Question

The eccentric angle of the point, where the line $$ 5x-3y=8\sqrt2 $$ is a normal to the ellipse $$ \frac{x^2}{25}+\frac{y^2}9=1 $$ is
A
$$ 3\pi/4 $$
B
$$ \pi/4 $$
C
$$ \pi/6 $$
D
$$ \tan^{-1}2 $$

Answer

**step1** Understanding the problem

The problem asks for the eccentric angle of a point on an ellipse. We are given the equation of the ellipse and the equation of a line that is normal to the ellipse at that point. We need to use the properties of ellipses and their normals to find this angle.

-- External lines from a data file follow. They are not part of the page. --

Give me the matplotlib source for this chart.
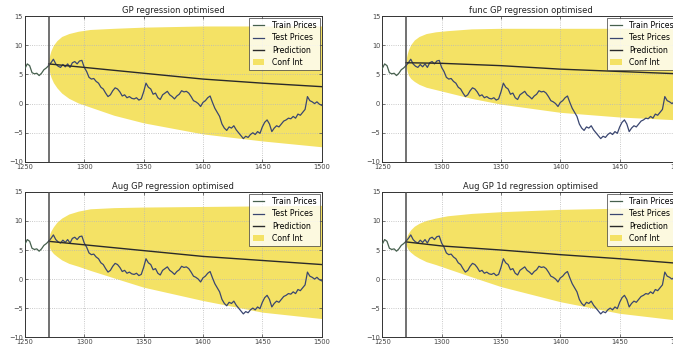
import matplotlib
matplotlib.use("Agg")
import matplotlib.pyplot as plt
import numpy as np

# observed prices (every 2 steps)
days = np.arange(1250, 1501, 2)
prices = [6.0, 6.8, 6.5, 5.3, 5.1, 5.2, 4.8, 5.2, 5.8, 6.1,
          6.5, 7.0, 7.6, 6.8, 6.4, 6.2, 6.7, 6.3, 6.8, 6.2,
          7.0, 7.2, 6.8, 7.3, 7.4, 6.2, 5.5, 4.5, 4.2, 4.3,
          3.8, 3.5, 2.8, 2.5, 1.8, 1.2, 1.5, 2.2, 2.7, 2.5,
          2.0, 1.3, 1.5, 1.0, 1.2, 0.9, 0.8, 1.0, 0.6, 0.8,
          2.0, 3.5, 2.8, 2.5, 1.6, 1.8, 1.0, 0.7, 1.5, 1.8,
          2.1, 1.5, 1.2, 0.8, 1.3, 1.6, 2.2, 2.0, 2.1, 1.8,
          1.2, 0.5, 0.3, 0.0, -0.5, 0.2, 0.5, 1.0, 1.3, 0.2,
          -0.8, -1.5, -2.2, -3.5, -4.2, -4.6, -4.0, -4.2, -3.8, -4.5,
          -5.0, -5.5, -6.0, -5.6, -5.8, -5.3, -5.0, -5.3, -4.8, -5.1,
          -4.0, -3.2, -2.8, -3.5, -4.8, -4.2, -3.8, -4.0, -3.5, -3.0,
          -2.8, -2.5, -2.6, -2.2, -2.5, -1.8, -2.0, -1.5, -1.0, 1.2,
          0.5, 0.3, 0.0, 0.3, -0.1, -0.3]
split = 1270

# prediction mean and confidence bounds per model
pred_x = [1270, 1300, 1350, 1400, 1450, 1500]
conf_x = [1270, 1270.5, 1271, 1272, 1274, 1277, 1281, 1287, 1295, 1305,
          1325, 1350, 1400, 1450, 1500]

titles = ["GP regression optimised", "func GP regression optimised",
          "Aug GP regression optimised", "Aug GP 1d regression optimised"]
pred_y = [[6.8, 6.2, 5.2, 4.2, 3.5, 2.9],
          [7.0, 6.9, 6.5, 5.9, 5.5, 5.1],
          [6.5, 5.9, 4.9, 3.9, 3.2, 2.5],
          [6.4, 5.7, 5.0, 4.2, 3.5, 2.7]]
conf_upper = [[6.8, 7.9, 8.4, 9.1, 10.0, 10.8, 11.5, 12.0, 12.4, 12.7, 12.9, 13.1, 13.3, 13.3, 13.3],
              [7.0, 8.0, 8.5, 9.2, 10.1, 10.9, 11.5, 12.0, 12.3, 12.5, 12.8, 12.9, 12.9, 12.9, 12.9],
              [6.5, 7.4, 7.8, 8.3, 9.0, 9.8, 10.5, 11.2, 11.7, 12.1, 12.3, 12.4, 12.5, 12.6, 12.7],
              [6.4, 7.2, 7.5, 7.9, 8.5, 9.1, 9.6, 10.1, 10.5, 10.9, 11.3, 11.6, 12.0, 12.2, 12.3]]
conf_lower = [[6.8, 5.7, 5.2, 4.5, 3.6, 2.7, 1.8, 0.9, 0.1, -0.6, -2.0, -3.3, -5.2, -6.4, -7.4],
              [7.0, 6.0, 5.5, 4.9, 4.3, 3.8, 3.3, 2.8, 2.4, 1.9, 0.9, -0.1, -1.5, -2.3, -2.8],
              [6.5, 5.7, 5.3, 4.9, 4.4, 3.9, 3.3, 2.7, 2.2, 1.5, 0.2, -1.4, -3.7, -5.7, -6.8],
              [6.4, 5.7, 5.4, 5.0, 4.6, 4.1, 3.6, 3.0, 2.5, 1.8, 0.4, -1.3, -3.9, -5.9, -7.1]]

fig = plt.figure(figsize=(6.73, 3.49), dpi=100)
positions = [[0.037, 0.536, 0.441, 0.418],
             [0.568, 0.536, 0.441, 0.418],
             [0.037, 0.034, 0.441, 0.416],
             [0.568, 0.034, 0.441, 0.416]]

days = np.asarray(days)
prices = np.asarray(prices)
train = days <= split
test = days >= split

for i in range(4):
    ax = fig.add_axes(positions[i])
    ax.fill_between(conf_x, conf_lower[i], conf_upper[i], color='#f4e265',
                    linewidth=0, label='Conf Int', zorder=1)
    ax.plot(days[train], prices[train], color='#46604e', lw=0.9, label='Train Prices', zorder=3)
    ax.plot(days[test], prices[test], color='#3a4670', lw=0.9, label='Test Prices', zorder=3)
    ax.plot(pred_x, pred_y[i], color='#2a2a2a', lw=1.0, label='Prediction', zorder=3)
    ax.axvline(split, color='#4a4a4a', lw=1.1, zorder=4)

    ax.set_xlim(1250, 1500)
    ax.set_ylim(-10, 15)
    ax.set_xticks([1250, 1300, 1350, 1400, 1450, 1500])
    ax.set_yticks([-10, -5, 0, 5, 10, 15])
    ax.tick_params(direction='in', labelsize=4.8, length=2.5, width=0.5,
                   colors='#444444', pad=1.5, top=True, right=True)
    ax.grid(True, color='#b8b8b8', linestyle=':', linewidth=0.6)
    for sp in ax.spines.values():
        sp.set_linewidth(0.7)
        sp.set_color('#333333')
    ax.set_title(titles[i], fontsize=6, pad=2, color='#222222')

    handles, labels = ax.get_legend_handles_labels()
    order = [1, 2, 3, 0]
    leg = ax.legend([handles[k] for k in order], [labels[k] for k in order],
                    loc='upper right', fontsize=5.6, handlelength=1.5,
                    labelspacing=0.42, borderpad=0.4, fancybox=False,
                    borderaxespad=0.25, handletextpad=1.0)
    leg.get_frame().set_edgecolor('#333333')
    leg.get_frame().set_linewidth(0.6)

fig.savefig('out.png', dpi=100)
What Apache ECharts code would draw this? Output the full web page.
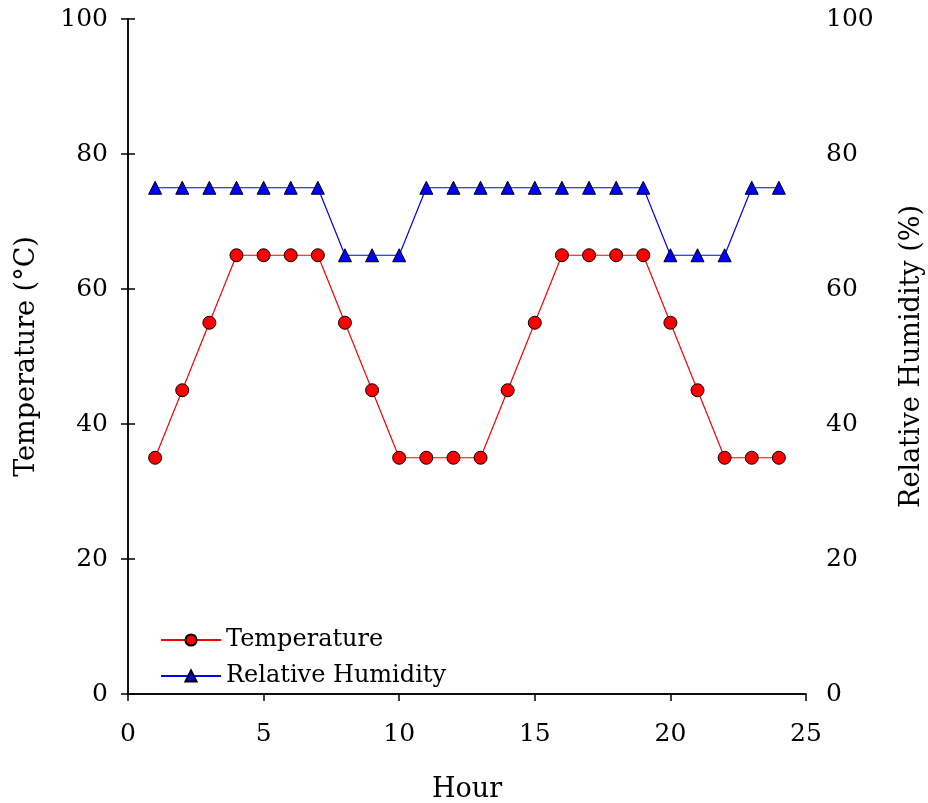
<!DOCTYPE html>
<html><head><meta charset="utf-8">
<script src="https://cdn.jsdelivr.net/npm/echarts@6/dist/echarts.min.js"></script>
<style>html,body{margin:0;padding:0;background:#fff;overflow:hidden;width:928px;height:803px}#c{width:928px;height:803px}</style>
</head><body><div id="c"></div>
<script>
const hours = [1,2,3,4,5,6,7,8,9,10,11,12,13,14,15,16,17,18,19,20,21,22,23,24];
const temperature = [35,45,55,65,65,65,65,55,45,35,35,35,35,45,55,65,65,65,65,55,45,35,35,35];
const humidity = [75,75,75,75,75,75,75,65,65,65,75,75,75,75,75,75,75,75,75,65,65,65,75,75];
const xTicks = [0,5,10,15,20,25];
const yTicks = [0,20,40,60,80,100];

const FONT = 'DejaVu Serif';
const chart = echarts.init(document.getElementById('c'), null, {width:928, height:803});
const axisLine = {show:true, lineStyle:{color:'#000', width:1.5}};
const tick = {show:true, length:7, inside:false, lineStyle:{color:'#000', width:1.5}};
const lab = {color:'#000', fontFamily:FONT, fontSize:25};
const nameStyle = {color:'#000', fontFamily:FONT, fontSize:27};
chart.setOption({
  animation:false,
  textStyle:{fontFamily:FONT},
  grid:{left:128, right:122, top:19, bottom:109, containLabel:false, outerBoundsMode:'none'},
  legend:{
    left:155, top:623, orient:'vertical', itemGap:12, itemWidth:60, itemHeight:14,
    textStyle:{color:'#000', fontFamily:FONT, fontSize:24},
    data:['Temperature','Relative Humidity']
  },
  xAxis:[{
    type:'value', min:0, max:25, interval:5, position:'bottom',
    name:'Hour', nameLocation:'middle', nameGap:82,
    nameTextStyle:nameStyle,
    axisLine, axisTick:tick, splitLine:{show:false},
    axisLabel:Object.assign({margin:28}, lab)
  },{
    type:'value', min:0, max:25, position:'top',
    axisLine, axisTick:{show:false}, axisLabel:{show:false}, splitLine:{show:false}
  }],
  yAxis:[{
    type:'value', min:0, max:100, interval:20, position:'left',
    name:'Temperature (°C)', nameLocation:'middle', nameGap:88,
    nameTextStyle:nameStyle,
    axisLine, axisTick:tick, splitLine:{show:false},
    axisLabel:Object.assign({margin:20}, lab)
  },{
    type:'value', min:0, max:100, interval:20, position:'right',
    name:'Relative Humidity (%)', nameLocation:'middle', nameGap:92, nameRotate:90,
    nameTextStyle:nameStyle,
    axisLine, axisTick:tick, splitLine:{show:false},
    axisLabel:Object.assign({margin:20}, lab)
  }],
  series:[{
    name:'Temperature', type:'line', xAxisIndex:0, yAxisIndex:0,
    data:hours.map((h,i)=>[h, temperature[i]]),
    symbol:'circle', symbolSize:13,
    lineStyle:{color:'#ff0000', width:1.2},
    itemStyle:{color:'#ff0000', borderColor:'#000', borderWidth:1}
  },{
    name:'Relative Humidity', type:'line', xAxisIndex:0, yAxisIndex:1,
    data:hours.map((h,i)=>[h, humidity[i]]),
    symbol:'triangle', symbolSize:13,
    lineStyle:{color:'#0000ff', width:1.2},
    itemStyle:{color:'#0000ff', borderColor:'#000', borderWidth:1}
  }]
});
</script></body></html>
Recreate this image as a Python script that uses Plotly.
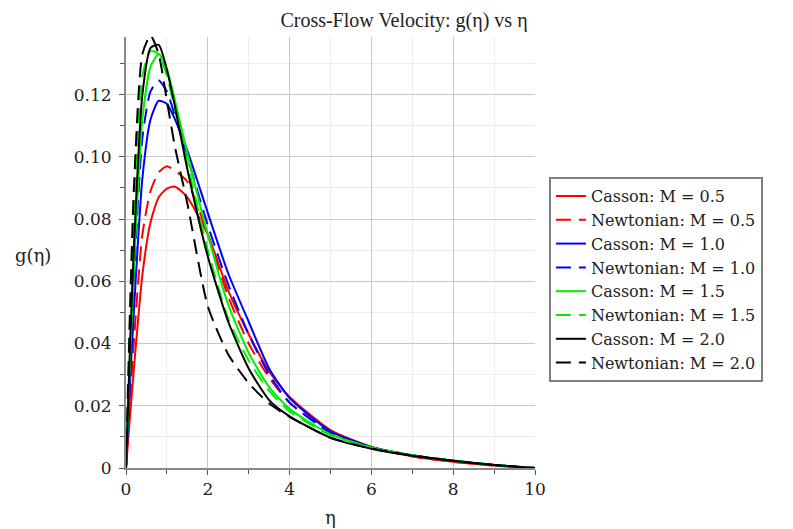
import plotly.graph_objects as go

eta = [0, 0.1, 0.2, 0.4, 0.6, 0.8, 1.0, 1.2, 1.5, 2.0, 2.5, 3.0, 3.5, 4.0, 5.0, 6.0, 7.0, 8.0, 9.0, 10.0]

casson_05 = [0, 0.017, 0.033, 0.062, 0.079, 0.087, 0.0898, 0.0904, 0.087, 0.075, 0.057, 0.043, 0.0310, 0.0228, 0.0122, 0.0068, 0.0038, 0.0020, 0.0008, 0]
newton_05 = [0, 0.022, 0.042, 0.075, 0.089, 0.095, 0.097, 0.0955, 0.092, 0.075, 0.055, 0.040, 0.0290, 0.0210, 0.0116, 0.0066, 0.0037, 0.0020, 0.0008, 0]
casson_10 = [0, 0.028, 0.052, 0.093, 0.112, 0.118, 0.117, 0.112, 0.102, 0.082, 0.0625, 0.047, 0.0320, 0.0225, 0.0118, 0.0068, 0.0041, 0.0023, 0.0010, 0]
newton_10 = [0, 0.034, 0.063, 0.106, 0.121, 0.1245, 0.121, 0.113, 0.100, 0.078, 0.059, 0.043, 0.0300, 0.0210, 0.0113, 0.0067, 0.0041, 0.0024, 0.0010, 0]
casson_15 = [0, 0.036, 0.066, 0.112, 0.129, 0.133, 0.128, 0.118, 0.101, 0.075, 0.0525, 0.037, 0.0260, 0.0190, 0.0108, 0.0066, 0.0040, 0.0023, 0.0010, 0]
newton_15 = [0, 0.045, 0.082, 0.126, 0.134, 0.133, 0.126, 0.115, 0.098, 0.070, 0.048, 0.0345, 0.0248, 0.0182, 0.0105, 0.0066, 0.0041, 0.0024, 0.0010, 0]
casson_20 = [0, 0.040, 0.073, 0.120, 0.135, 0.136, 0.128, 0.116, 0.096, 0.068, 0.047, 0.032, 0.0218, 0.0166, 0.0097, 0.0062, 0.0039, 0.0023, 0.0010, 0]
newton_20 = [0, 0.052, 0.092, 0.133, 0.139, 0.133, 0.118, 0.103, 0.085, 0.052, 0.0365, 0.0273, 0.0207, 0.0164, 0.0097, 0.0063, 0.0040, 0.0023, 0.0010, 0]

series = [
    ("Casson: M = 0.5", casson_05, "#ff0000", "solid"),
    ("Newtonian: M = 0.5", newton_05, "#ff0000", "15px,8px"),
    ("Casson: M = 1.0", casson_10, "#0000ff", "solid"),
    ("Newtonian: M = 1.0", newton_10, "#0000ff", "15px,8px"),
    ("Casson: M = 1.5", casson_15, "#00ee00", "solid"),
    ("Newtonian: M = 1.5", newton_15, "#00ee00", "15px,8px"),
    ("Casson: M = 2.0", casson_20, "#000000", "solid"),
    ("Newtonian: M = 2.0", newton_20, "#000000", "15px,8px"),
]

x_ticks = [0, 2, 4, 6, 8, 10]
y_ticks = [0, 0.02, 0.04, 0.06, 0.08, 0.10, 0.12]
y_tick_text = ["0", "0.02", "0.04", "0.06", "0.08", "0.10", "0.12"]

fig = go.Figure()
for name, vals, color, dash in series:
    fig.add_trace(go.Scatter(
        x=eta, y=vals, name=name, mode="lines",
        line=dict(color=color, width=2, dash=dash, shape="spline", smoothing=0.6),
    ))

text_color = "#222222"
tick_font = dict(family="DejaVu Serif", size=17, color=text_color)

# page body has an 8px margin, so the figure is 8px smaller and shifted
fig.update_layout(
    width=785, height=521,
    margin=dict(l=118, r=258, t=29, b=61),
    paper_bgcolor="white", plot_bgcolor="white",
    title=dict(text="Cross-Flow Velocity: g(η) vs η", x=396/785, xanchor="center",
               y=1 - 12/521, yanchor="middle",
               font=dict(family="Liberation Serif", size=20, color=text_color)),
    legend=dict(x=1.034, y=0.675, xanchor="left", yanchor="top",
                bordercolor="#808080", borderwidth=2, bgcolor="white",
                font=dict(family="DejaVu Serif", size=16, color=text_color),
                tracegroupgap=0),
    showlegend=True,
)

fig.update_xaxes(
    range=[0, 10], tickvals=x_ticks, ticks="outside", ticklen=5, tickcolor="#555555",
    showline=True, linecolor="#888888", linewidth=2,
    showgrid=True, gridcolor="#c8c8c8", gridwidth=1,
    minor=dict(dtick=1, showgrid=True, gridcolor="#ececec", ticks="outside", ticklen=4, tickcolor="#555555"),
    zeroline=False, tickfont=tick_font,
)
fig.update_yaxes(
    range=[0, 0.1385], tickvals=y_ticks, ticktext=y_tick_text, ticks="outside", ticklen=5, tickcolor="#555555",
    showline=True, linecolor="#888888", linewidth=2,
    showgrid=True, gridcolor="#c8c8c8", gridwidth=1,
    minor=dict(dtick=0.01, showgrid=True, gridcolor="#ececec", ticks="outside", ticklen=4, tickcolor="#555555"),
    zeroline=False, tickfont=tick_font, ticklabelstandoff=4,
)

fig.add_annotation(text="g(η)", xref="paper", yref="paper", x=-(126 - 33) / 409, y=(468 - 255) / 431,
                   xanchor="center", yanchor="middle", showarrow=False,
                   font=dict(family="DejaVu Serif", size=18, color=text_color))
fig.add_annotation(text="η", xref="paper", yref="paper", x=(330 - 126) / 409, y=-(517 - 468) / 431,
                   xanchor="center", yanchor="middle", showarrow=False,
                   font=dict(family="DejaVu Serif", size=18, color=text_color))

fig.write_html("out.html")
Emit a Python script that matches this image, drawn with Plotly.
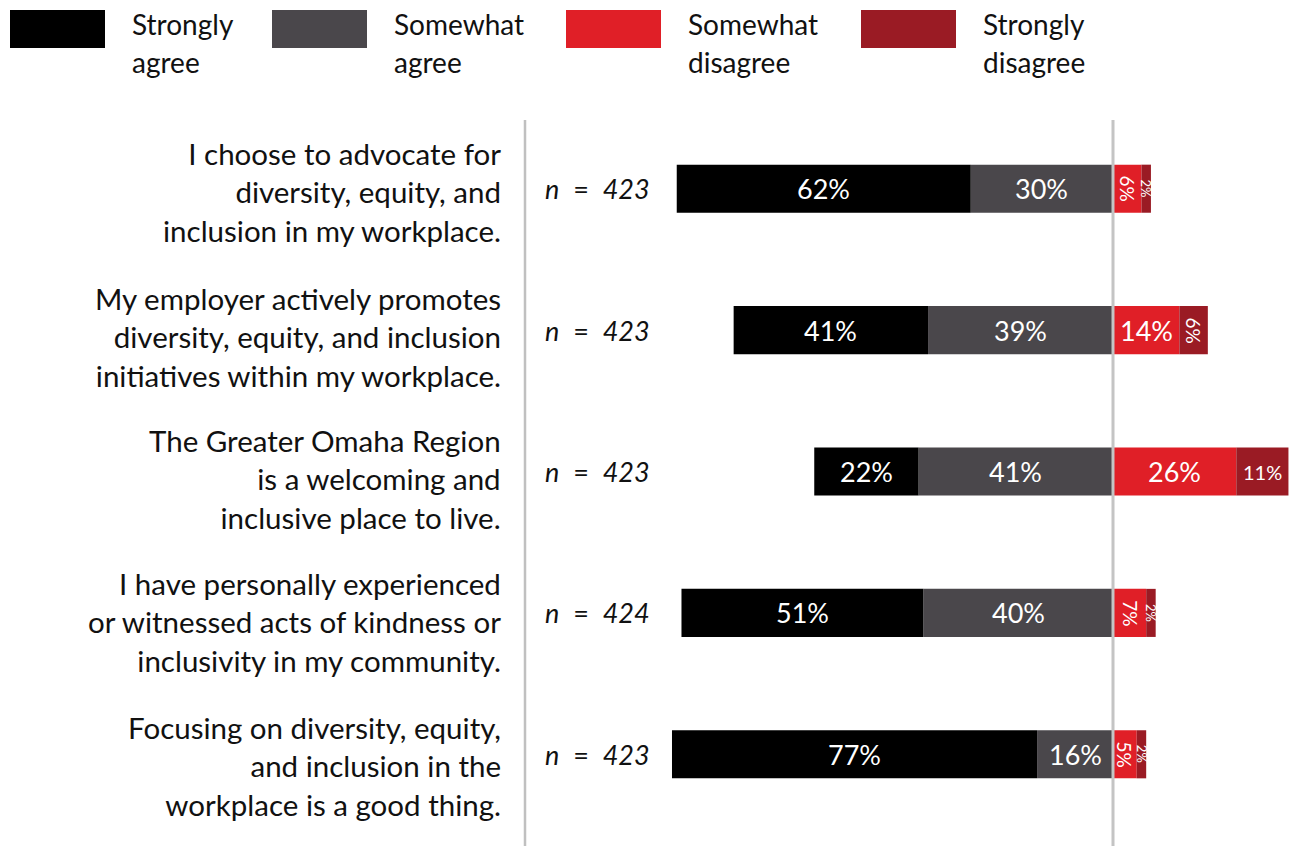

**step2** Identifying parameters of the ellipse

The given equation of the ellipse is $$\frac{x^2}{25}+\frac{y^2}9=1$$.
This is in the standard form $$\frac{x^2}{a^2}+\frac{y^2}{b^2}=1$$.
By comparing the given equation with the standard form, we can identify the values of $$a^2$$ and $$b^2$$:
$$a^2 = 25 \implies a = 5$$
$$b^2 = 9 \implies b = 3$$

**step3** Recalling the general equation of the normal to an ellipse

For an ellipse given by $$\frac{x^2}{a^2}+\frac{y^2}{b^2}=1$$, the coordinates of a point on the ellipse can be expressed parametrically as $$(x_1, y_1) = (a \cos\theta, b \sin\theta)$$, where $$\theta$$ is the eccentric angle.
The equation of the normal to the ellipse at the point $$(x_1, y_1)$$ is given by the formula:
$$\frac{a^2 x}{x_1} - \frac{b^2 y}{y_1} = a^2 - b^2$$

**step4** Substituting parameters into the normal equation

Substitute $$x_1 = a \cos\theta$$ and $$y_1 = b \sin\theta$$ into the normal equation, along with the values of $$a=5$$ and $$b=3$$:
$$ \frac{a^2 x}{a \cos\theta} - \frac{b^2 y}{b \sin\theta} = a^2 - b^2 $$
$$ \frac{a x}{\cos\theta} - \frac{b y}{\sin\theta} = a^2 - b^2 $$
Now substitute $$a=5$$ and $$b=3$$:
$$ \frac{5 x}{\cos\theta} - \frac{3 y}{\sin\theta} = 5^2 - 3^2 $$
$$ \frac{5 x}{\cos\theta} - \frac{3 y}{\sin\theta} = 25 - 9 $$
$$ \frac{5 x}{\cos\theta} - \frac{3 y}{\sin\theta} = 16 $$

**step5** Comparing with the given normal equation

We are given the equation of the normal line as $$5x - 3y = 8\sqrt{2}$$.
We have derived the general normal equation for this ellipse as $$ \frac{5 x}{\cos\theta} - \frac{3 y}{\sin\theta} = 16 $$.
For these two equations to represent the same line, their coefficients must be proportional. Let's compare them by setting the ratio of corresponding coefficients equal to a constant, say $$k$$:
$$ \frac{5/\cos\theta}{5} = \frac{-3/\sin\theta}{-3} = \frac{16}{8\sqrt{2}} $$

**step6** Solving for $$\cos\theta$$ and $$\sin\theta$$

Let's evaluate the constant ratio $$k$$ from the right-hand side:
$$ k = \frac{16}{8\sqrt{2}} = \frac{2}{\sqrt{2}} = \frac{2\sqrt{2}}{2} = \sqrt{2} $$
Now, equate the first and second ratios to $$k$$:
1. $$ \frac{5/\cos\theta}{5} = \sqrt{2} $$
$$ \frac{1}{\cos\theta} = \sqrt{2} $$
$$ \cos\theta = \frac{1}{\sqrt{2}} $$
2. $$ \frac{-3/\sin\theta}{-3} = \sqrt{2} $$
$$ \frac{1}{\sin\theta} = \sqrt{2} $$
$$ \sin\theta = \frac{1}{\sqrt{2}} $$

**step7** Determining the eccentric angle

We have found that $$\cos\theta = \frac{1}{\sqrt{2}}$$ and $$\sin\theta = \frac{1}{\sqrt{2}}$$.
Both sine and cosine are positive, which means the angle $$\theta$$ must be in the first quadrant.
The angle for which both sine and cosine are $$\frac{1}{\sqrt{2}}$$ is $$\frac{\pi}{4}$$ (or 45 degrees).
Therefore, the eccentric angle is $$\theta = \frac{\pi}{4}$$.
Comparing this result with the given options:
A: $$3\pi/4$$
B: $$\pi/4$$
C: $$\pi/6$$
D: $$\tan^{-1}2$$
The calculated angle matches option B.